Abdullah Diab’s Blog

How to make logrotate use SSMTP

A few days ago I was looking at my server logs, my website logs are more than a year old and growing, so I was reading some of them and wanted to download the old logs, truncate the logs, so that next time I read the logs I won’t have to look at very old data. So basically I wanted to rotate the logs and archive them, luckily logrotate is there to let me manage and administer log files in my system. It has a long list of features with a very easy configuration, so it was the tool I’m looking for.

logrotate uses the system’s mail /bin/mail to send the email when a log file is to be archived and removed from the system. But my system doesn’t use /bin/mail, it uses SSMTP with some custom configurations. I wanted to use SSMTP with logrotate but apparently it’s not a very simple task, since the man page for logrotate says:

Option -m, –mail

Tells logrotate which command to use when mailing logs. This command should accept two arguments: 1) the subject of the message, and 2) the recipient. The command must then read a message on standard input and mail it to the recipient. The default mail command is /bin/mail -s.

Which is not actually how SSMT works, SSMTP as it’s described in the man page accepts the recipients emails as command line arguments, and reads the message (along with it’s subject header) from the standard input.

The shell script

The solution to this problem would be by creating a shell script that behaves like a middleware between logrotate and SSMTP.

The shell script would simply read the arguments passed from logrotate and then build the right command to call SSMTP with by prepending the appropriate SMTP headers (To, Subject, From) to the message.

You can download the shell script from this link logrotate_ssmtp.sh.

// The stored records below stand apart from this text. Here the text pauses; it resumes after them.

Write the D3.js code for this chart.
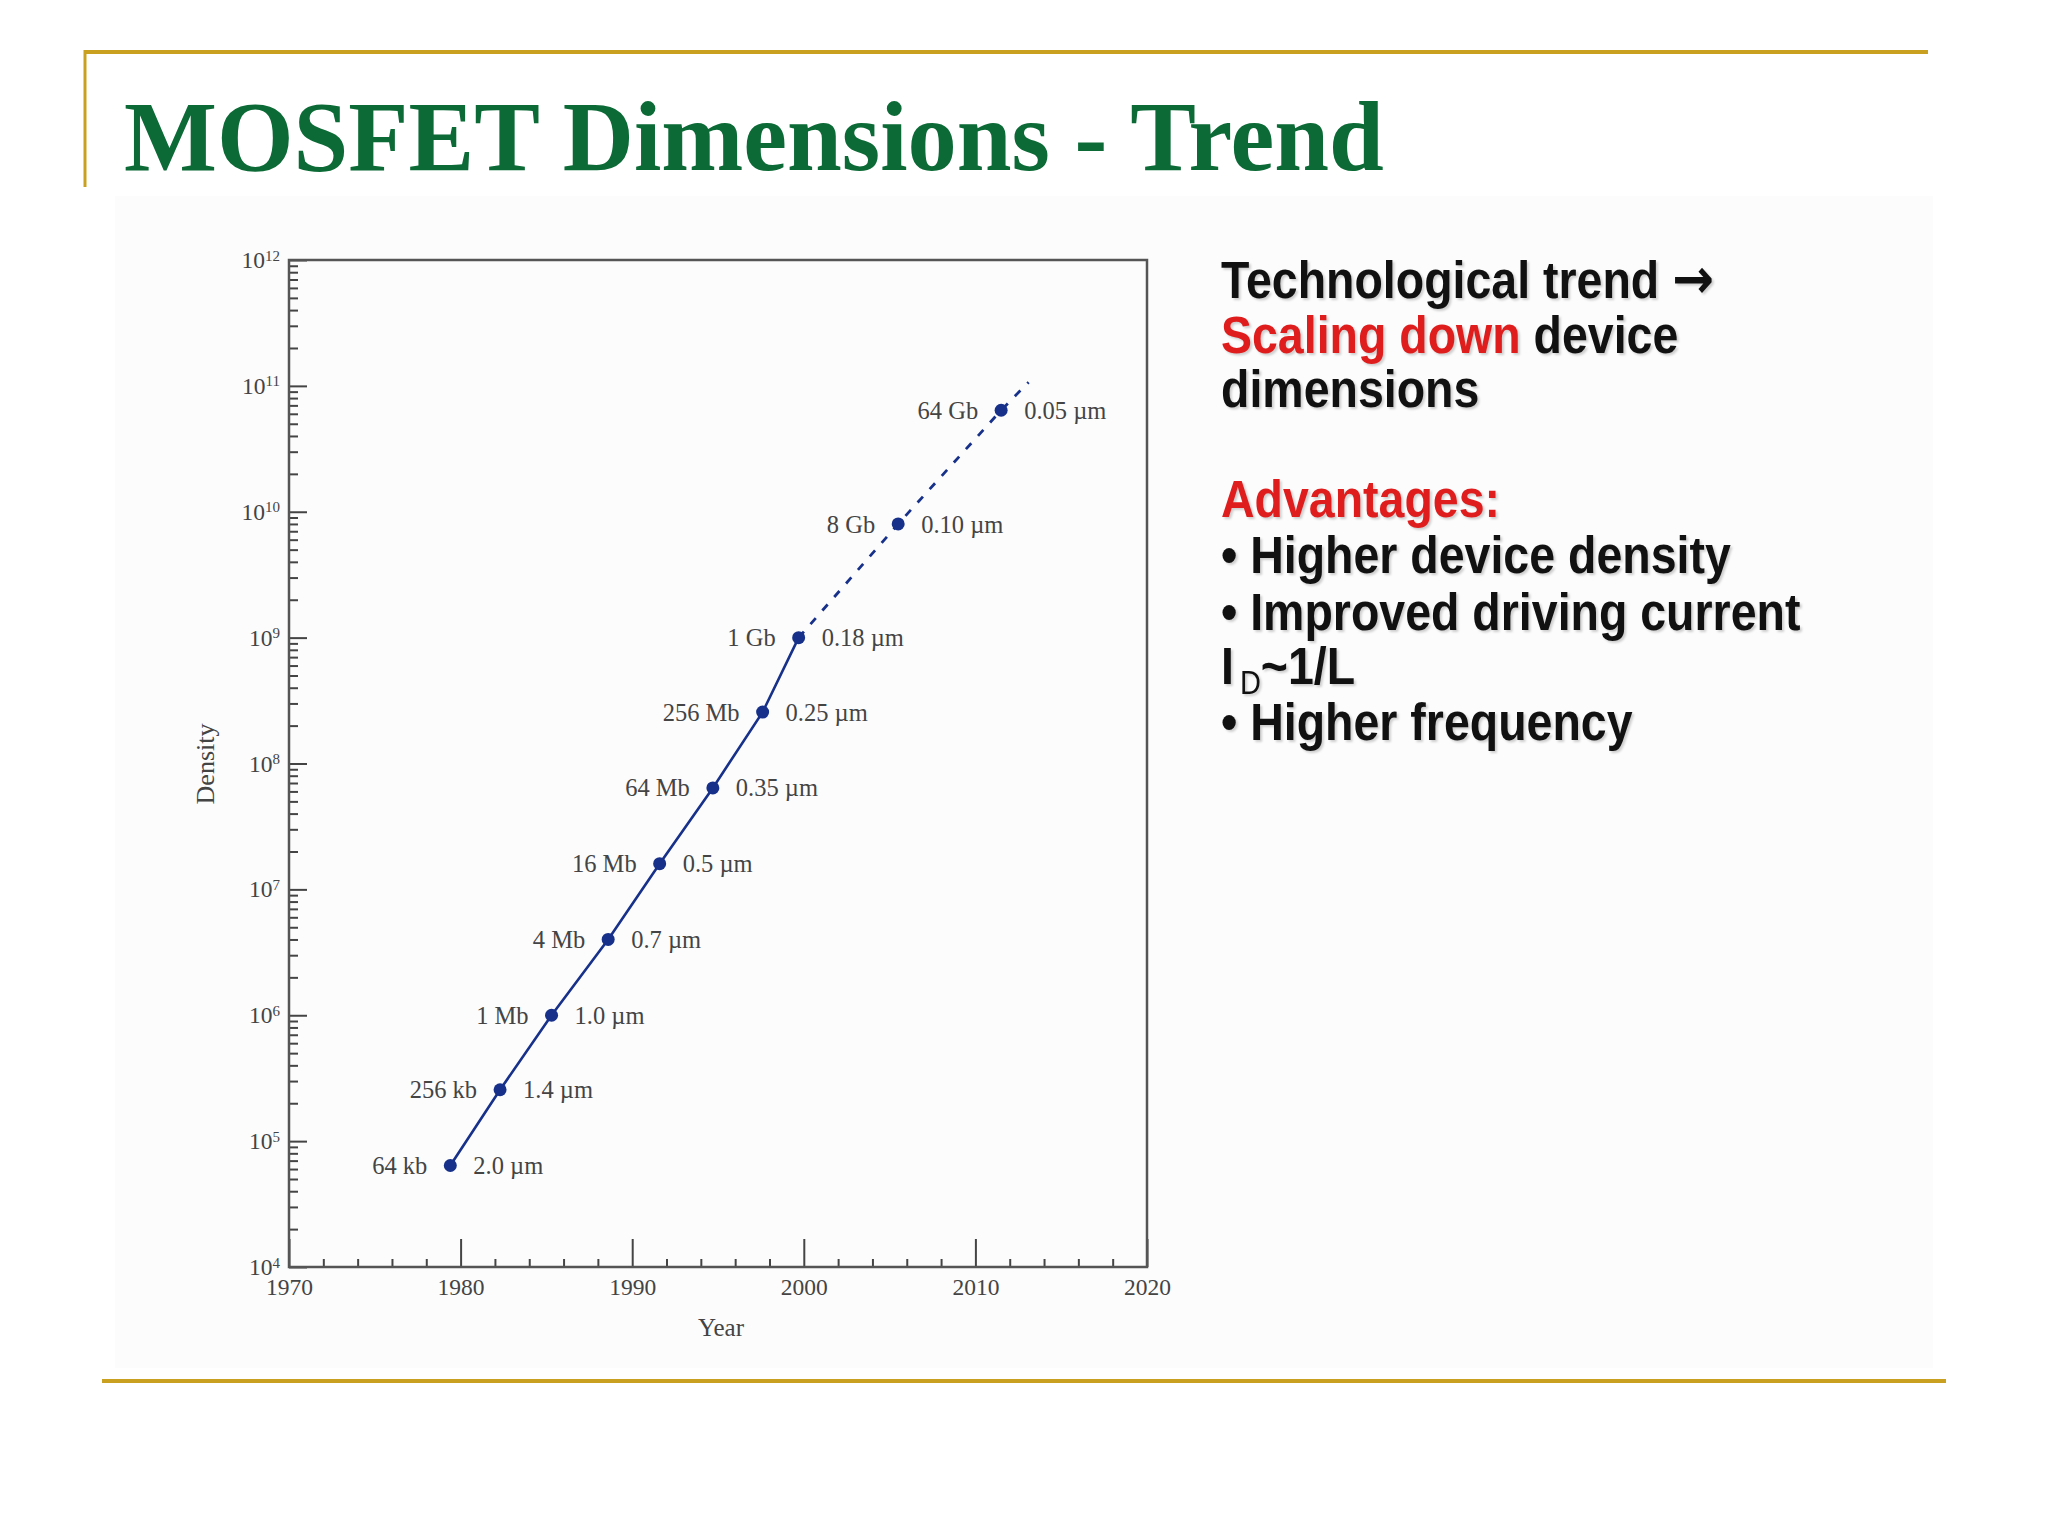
<!DOCTYPE html>
<html>
<head>
<meta charset="utf-8">
<script src="https://cdn.jsdelivr.net/npm/d3@7"></script>
<style>
  html, body { margin: 0; padding: 0; background: #fff; }
  .side { filter: drop-shadow(2px 2px 1px rgba(0,0,0,0.18)); }
</style>
</head>
<body>
<div id="slide"></div>
<script>
// memory generations plotted against year of introduction
const chips = ['64 kb', '256 kb', '1 Mb', '4 Mb', '16 Mb', '64 Mb', '256 Mb', '1 Gb', '8 Gb', '64 Gb'];
const featureSizes = ['2.0 µm', '1.4 µm', '1.0 µm', '0.7 µm', '0.5 µm', '0.35 µm', '0.25 µm', '0.18 µm', '0.10 µm', '0.05 µm'];
const years = [1979.4, 1982.3, 1985.3, 1988.6, 1991.6, 1994.7, 1997.6, 1999.7, 2005.5, 2011.5];
const density = [6.4e4, 2.56e5, 1e6, 4e6, 1.6e7, 6.4e7, 2.56e8, 1e9, 8e9, 6.4e10];
// where the projected (dashed) trend ends
const trendEndYear = 2013.1;
const trendEndDensity = 1.07e11;

const xTickYears = [1970, 1980, 1990, 2000, 2010, 2020];
const yDecades = [1e4, 1e5, 1e6, 1e7, 1e8, 1e9, 1e10, 1e11, 1e12];

const width = 2048;
const height = 1536;

const plot = { left: 289, right: 1147, top: 260, bottom: 1267 };

const svg = d3.select('#slide')
  .append('svg')
    .attr('width', width)
    .attr('height', height);

svg.append('rect')
  .attr('width', width)
  .attr('height', height)
  .attr('fill', '#fff');

// faint backdrop of the pasted figure
svg.append('rect')
  .attr('x', 115).attr('y', 196)
  .attr('width', 1818).attr('height', 1172)
  .attr('fill', '#fcfcfd');

// slide decoration
const gold = '#c9a020';
svg.append('line')
  .attr('x1', 84).attr('x2', 1928).attr('y1', 52).attr('y2', 52)
  .attr('stroke', gold).attr('stroke-width', 4);
svg.append('line')
  .attr('x1', 85).attr('x2', 85).attr('y1', 50).attr('y2', 187)
  .attr('stroke', gold).attr('stroke-width', 3);
svg.append('line')
  .attr('x1', 102).attr('x2', 1946).attr('y1', 1381).attr('y2', 1381)
  .attr('stroke', gold).attr('stroke-width', 4);

svg.append('text')
  .attr('x', 124)
  .attr('y', 170)
  .attr('font-family', '"Liberation Serif", "DejaVu Serif", serif')
  .attr('font-weight', 'bold')
  .attr('font-size', 98.5)
  .attr('fill', '#0b6a35')
  .text('MOSFET Dimensions - Trend');

// scales
const xScale = d3.scaleLinear()
  .domain([1970, 2020])
  .range([plot.left, plot.right]);

const yScale = d3.scaleLog()
  .domain([1e4, 1e12])
  .range([plot.bottom, plot.top]);

const serif = '"Liberation Serif", "DejaVu Serif", serif';
const axisColor = '#444';

const chart = svg.append('g').attr('class', 'chart');

// minor ticks
const minorYears = d3.range(1972, 2020, 2).filter(d => d % 10 !== 0);
const minorDensity = [];
yDecades.slice(0, -1).forEach(dec => {
  d3.range(2, 10).forEach(m => minorDensity.push(dec * m));
});

const styleAxis = g => {
  g.select('.domain').remove();
  g.selectAll('line').attr('stroke', axisColor).attr('stroke-width', 2);
};

chart.append('g')
  .attr('transform', `translate(0, ${plot.bottom})`)
  .call(d3.axisBottom(xScale).tickValues(minorYears).tickSize(-8).tickSizeOuter(0).tickFormat(''))
  .call(styleAxis);

chart.append('g')
  .attr('transform', `translate(${plot.left}, 0)`)
  .call(d3.axisLeft(yScale).tickValues(minorDensity).tickSize(-9).tickSizeOuter(0).tickFormat(''))
  .call(styleAxis);

// x axis
const xAxis = chart.append('g')
  .attr('class', 'axis axis-x')
  .attr('transform', `translate(0, ${plot.bottom})`)
  .call(d3.axisBottom(xScale).tickValues(xTickYears).tickSize(-28).tickSizeOuter(0).tickPadding(11).tickFormat(d3.format('d')))
  .call(styleAxis);

xAxis.selectAll('text')
  .attr('font-family', serif)
  .attr('font-size', 23.5)
  .attr('fill', axisColor);

// y axis
const yAxis = chart.append('g')
  .attr('class', 'axis axis-y')
  .attr('transform', `translate(${plot.left}, 0)`)
  .call(d3.axisLeft(yScale).tickValues(yDecades).tickSize(-18).tickSizeOuter(0).tickPadding(9).tickFormat(''))
  .call(styleAxis);

yAxis.selectAll('.tick text')
  .attr('font-family', serif)
  .attr('font-size', 23.5)
  .attr('fill', axisColor)
  .each(function(d) {
    const t = d3.select(this);
    t.append('tspan').text('10');
    t.append('tspan')
      .attr('dy', '-0.5em')
      .attr('font-size', 15)
      .text(Math.round(Math.log10(d)));
  });

// frame
chart.append('rect')
  .attr('x', plot.left)
  .attr('y', plot.top)
  .attr('width', plot.right - plot.left)
  .attr('height', plot.bottom - plot.top)
  .attr('fill', 'none')
  .attr('stroke', '#555')
  .attr('stroke-width', 2.5);

// axis titles
chart.append('text')
  .attr('x', (plot.left + plot.right) / 2 + 3)
  .attr('y', 1336)
  .attr('text-anchor', 'middle')
  .attr('font-family', serif)
  .attr('font-size', 25)
  .attr('fill', axisColor)
  .text('Year');

chart.append('text')
  .attr('transform', 'translate(214, 764) rotate(-90)')
  .attr('text-anchor', 'middle')
  .attr('font-family', serif)
  .attr('font-size', 26)
  .attr('fill', axisColor)
  .text('Density');

// data line
const points = years.map((yr, i) => ({ year: yr, density: density[i], chip: chips[i], size: featureSizes[i] }));
const split = chips.indexOf('1 Gb');
const solid = points.slice(0, split + 1);
const dashed = points.slice(split).concat([{ year: trendEndYear, density: trendEndDensity }]);

const line = d3.line()
  .x(d => xScale(d.year))
  .y(d => yScale(d.density));

const navy = '#17318a';

chart.append('path')
  .datum(solid)
  .attr('d', line)
  .attr('fill', 'none')
  .attr('stroke', navy)
  .attr('stroke-width', 2.6);

chart.append('path')
  .datum(dashed)
  .attr('d', line)
  .attr('fill', 'none')
  .attr('stroke', navy)
  .attr('stroke-width', 2.8)
  .attr('stroke-dasharray', '8 10');

const marks = chart.selectAll('.pt')
  .data(points)
  .enter().append('g')
    .attr('class', 'pt')
    .attr('transform', d => `translate(${xScale(d.year)}, ${yScale(d.density)})`);

marks.append('circle')
  .attr('r', 6.5)
  .attr('fill', navy);

marks.append('text')
  .attr('x', -23)
  .attr('dy', '0.35em')
  .attr('text-anchor', 'end')
  .attr('font-family', serif)
  .attr('font-size', 24.5)
  .attr('fill', axisColor)
  .text(d => d.chip);

marks.append('text')
  .attr('x', 23)
  .attr('dy', '0.35em')
  .attr('font-family', serif)
  .attr('font-size', 24.5)
  .attr('fill', axisColor)
  .text(d => d.size);

// side notes
const red = '#e01d1d';
const side = svg.append('g').attr('class', 'side');
const sideLines = [
  { y: 298, parts: [['Technological trend ', '#111'], ['\u2192', '#111', 'arrow']] },
  { y: 353, parts: [['Scaling down', red], [' device', '#111']] },
  { y: 407, parts: [['dimensions', '#111']] },
  { y: 517, parts: [['Advantages:', red]] },
  { y: 573, parts: [['\u2022 Higher device density', '#111']] },
  { y: 630, parts: [['\u2022 Improved driving current', '#111']] },
  { y: 684, parts: [['I', '#111'], ['D', '#111', 'sub'], ['~1/L', '#111', 'up']] },
  { y: 740, parts: [['\u2022 Higher frequency', '#111']] },
];

sideLines.forEach(l => {
  const t = side.append('text')
    .attr('transform', `translate(1221, ${l.y}) scale(1, 1.12)`)
    .attr('font-family', '"Liberation Sans", Arial, sans-serif')
    .attr('font-weight', 'bold')
    .attr('font-size', 46.5);
  l.parts.forEach(p => {
    const s = t.append('tspan').attr('fill', p[1]).text(p[0]);
    if (p[2] === 'arrow') s.attr('font-family', '"DejaVu Sans", sans-serif').attr('font-size', 50);
    if (p[2] === 'sub') s.attr('font-size', 29).attr('font-weight', 'normal').attr('dx', 6).attr('dy', 9);
    if (p[2] === 'up') s.attr('dy', -9);
  });
});
</script>
</body>
</html>
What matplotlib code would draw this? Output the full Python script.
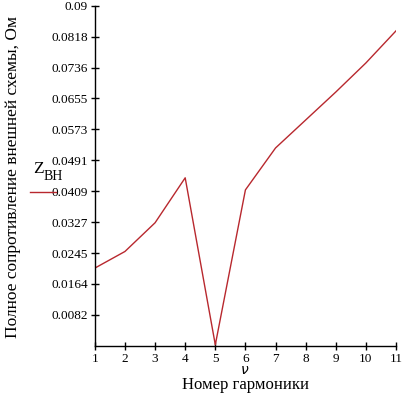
import matplotlib.pyplot as plt
from matplotlib.lines import Line2D

plt.rcParams['font.family'] = ['Liberation Serif', 'DejaVu Serif']

# Data
harmonic = [1, 2, 3, 4, 5, 6, 7, 8, 9, 10, 11]
z_bh = [0.0206, 0.0250, 0.0326, 0.0445, 0.0003, 0.0413, 0.0524, 0.0598, 0.0672, 0.0749, 0.0834]

y_ticks = [0.0082, 0.0164, 0.0245, 0.0327, 0.0409, 0.0491, 0.0573, 0.0655, 0.0736, 0.0818, 0.09]
y_labels = ['0.0082', '0.0164', '0.0245', '0.0327', '0.0409', '0.0491', '0.0573', '0.0655', '0.0736', '0.0818', '0.09']

line_color = '#b8282e'

fig = plt.figure(figsize=(4.07, 3.94), dpi=100)
ax = fig.add_axes([0.233, 0.122, 0.74, 0.863])

ax.plot(harmonic, z_bh, color=line_color, lw=1.0)

ax.set_xlim(1, 11)
ax.set_ylim(0, 0.09)
ax.set_xticks(harmonic)
ax.set_yticks(y_ticks)
ax.set_yticklabels(y_labels)

for s in ['top', 'right']:
    ax.spines[s].set_visible(False)
for s in ['left', 'bottom']:
    ax.spines[s].set_linewidth(1.0)

ax.tick_params(direction='inout', length=6, width=1.0, labelsize=9.5, pad=2)

# axis titles placed in figure pixels to match the original layout
fig.text(13 / 407, 1 - 177 / 394, 'Полное сопротивление внешней схемы, Ом',
         rotation=90, fontsize=12.5, ha='center', va='center')
fig.text(245 / 407, 1 - 371 / 394, '$\\nu$', fontsize=10, ha='center', va='center')
fig.text(245 / 407, 1 - 385 / 394, 'Номер гармоники', fontsize=12, ha='center', va='center')

# legend drawn by hand, left of the axis
fig.add_artist(Line2D([30 / 407, 56 / 407], [1 - 192 / 394, 1 - 192 / 394],
                      color=line_color, lw=1.0, transform=fig.transFigure))
fig.text(33 / 407, 1 - 169 / 394, 'Z', fontsize=12.5, va='center', ha='left')
fig.text(44 / 407, 1 - 176 / 394, 'ВН', fontsize=10, va='center', ha='left')

fig.savefig('out.png', dpi=100)
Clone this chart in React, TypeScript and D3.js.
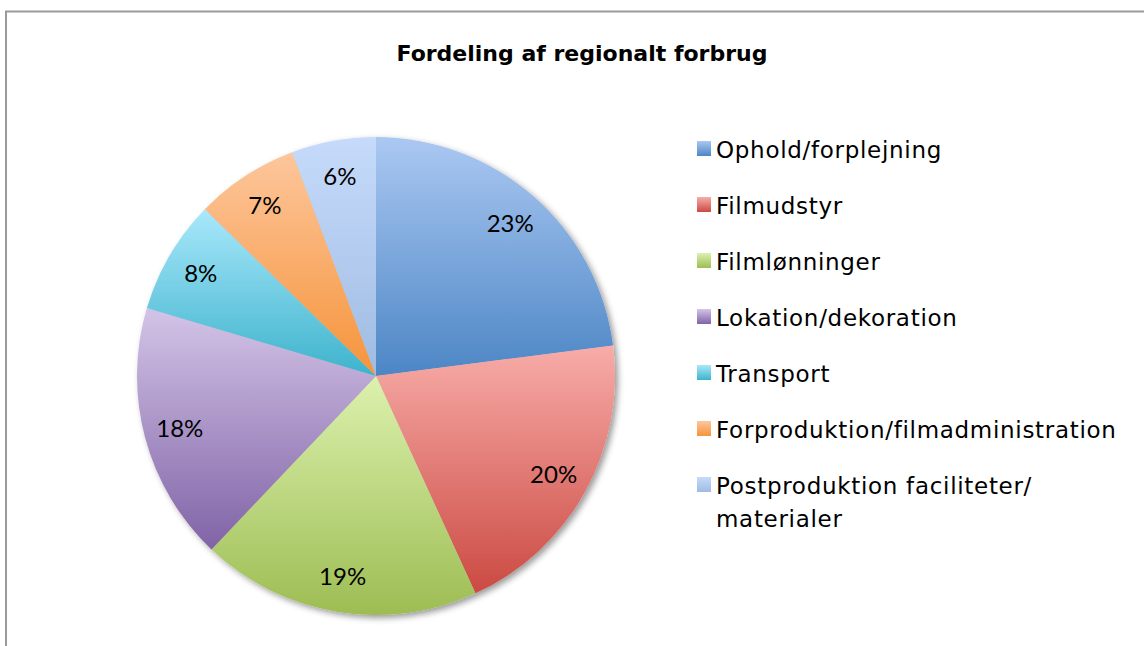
import { useEffect, useRef } from "react";
import * as d3 from "d3";

// Data (share of regional spending, %)
const categories = [
  "Ophold/forplejning",
  "Filmudstyr",
  "Filmlønninger",
  "Lokation/dekoration",
  "Transport",
  "Forproduktion/filmadministration",
  "Postproduktion faciliteter/ materialer",
];
const values = [22.95, 20.2, 18.9, 17.5, 7.7, 7.0, 5.7];
const topColors = ["#abc8f2", "#f8aca8", "#dcf1ae", "#d3c4e7", "#a9e8fb", "#fdc69c", "#c6dbfb"];
const bottomColors = ["#4c86c5", "#cb4a43", "#9dbd53", "#8063a6", "#3db3cc", "#f5943a", "#9fbbe2"];
const title = "Fordeling af regionalt forbrug";

const App = () => {
  const svgRef = useRef<SVGSVGElement>(null);

  useEffect(() => {
    const width = 1144;
    const height = 646;
    const cx = 376;
    const cy = 376;
    const radius = 239;

    const svg = d3.select(svgRef.current);
    svg.selectAll("*").remove();
    svg.attr("width", width).attr("height", height);

    const defs = svg.append("defs");
    categories.forEach((_, i) => {
      const g = defs
        .append("linearGradient")
        .attr("id", `grad${i}`)
        .attr("x1", 0)
        .attr("y1", 0)
        .attr("x2", 0)
        .attr("y2", 1);
      g.append("stop").attr("offset", "0%").attr("stop-color", topColors[i]);
      g.append("stop").attr("offset", "100%").attr("stop-color", bottomColors[i]);
    });
    const shadow = defs
      .append("filter")
      .attr("id", "shadow")
      .attr("x", "-10%")
      .attr("y", "-10%")
      .attr("width", "130%")
      .attr("height", "130%");
    shadow
      .append("feDropShadow")
      .attr("dx", 3)
      .attr("dy", 3)
      .attr("stdDeviation", 3)
      .attr("flood-color", "#000")
      .attr("flood-opacity", 0.4);

    // background + frame
    svg.append("rect").attr("width", width).attr("height", height).attr("fill", "#fff");
    svg
      .append("rect")
      .attr("x", 6)
      .attr("y", 11.5)
      .attr("width", width + 20)
      .attr("height", height + 20)
      .attr("fill", "none")
      .attr("stroke", "#9a9a9a")
      .attr("stroke-width", 2);

    // title
    svg
      .append("text")
      .attr("x", 582)
      .attr("y", 61)
      .attr("text-anchor", "middle")
      .attr("font-family", "DejaVu Sans")
      .attr("font-weight", "bold")
      .attr("font-size", 22)
      .attr("fill", "#000")
      .text(title);

    // pie
    const pie = d3
      .pie<number>()
      .sort(null)
      .value((d) => d);
    const arcs = pie(values);
    const arc = d3.arc<d3.PieArcDatum<number>>().innerRadius(0).outerRadius(radius);
    const labelArc = d3
      .arc<d3.PieArcDatum<number>>()
      .innerRadius(radius * 0.85)
      .outerRadius(radius * 0.85);

    const g = svg.append("g").attr("transform", `translate(${cx},${cy})`);
    g.append("g")
      .attr("filter", "url(#shadow)")
      .selectAll("path")
      .data(arcs)
      .enter()
      .append("path")
      .attr("d", arc)
      .attr("fill", (_, i) => `url(#grad${i})`);

    g.selectAll("text.lbl")
      .data(arcs)
      .enter()
      .append("text")
      .attr("class", "lbl")
      .attr("transform", (d) => `translate(${labelArc.centroid(d)})`)
      .attr("text-anchor", "middle")
      .attr("dy", "0.35em")
      .attr("font-family", "Lato")
      .attr("font-size", 24)
      .attr("fill", "#000")
      .text((d) => `${Math.round(d.data)}%`);

    // legend
    const legend = svg.append("g").attr("transform", "translate(697,0)");
    categories.forEach((name, i) => {
      const y = 158 + i * 56;
      legend
        .append("rect")
        .attr("x", 0)
        .attr("y", y - 17)
        .attr("width", 14)
        .attr("height", 15)
        .attr("fill", `url(#grad${i})`);
      const words = name.split(" ");
      const lines = words.length > 2 ? [words.slice(0, 2).join(" "), words.slice(2).join(" ")] : [name];
      lines.forEach((line, j) => {
        legend
          .append("text")
          .attr("x", 19)
          .attr("y", y + j * 33)
          .attr("font-family", "DejaVu Sans")
          .attr("font-size", 23)
          .attr("letter-spacing", 0.7)
          .attr("fill", "#000")
          .text(line);
      });
    });
  }, []);

  return (
    <svg
      ref={svgRef}
      style={{ position: "absolute", left: 0, top: 0, display: "block" }}
    ></svg>
  );
};

export default App;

As you can easily see that the shell script only accepts two arguments, so it sends the email to only one person, if you want to have more than one recipient and you’ve configured logrotate to send them the email, you’ll have to modify the script to accept more arguments and pass them to SSMTP.

Also you’ll have to replace [email protected] with the email address you’re sending from.

Configuring logrotate

Now all we have to do is to configure logrotate to use the shell script as a mail command instead of /bin/mail. To do so you’ll have to edit all the calls that you make to logrotate to be like:

/usr/sbin/logrotate -m '~/logrotate_ssmtp.sh' /etc/logrotate.conf

The main call that you should change is located in cron.daily directory, I’m using Ubuntu so I have to edit this file /etc/cron.daily/logrotate and change the command at the end of the file to the command above.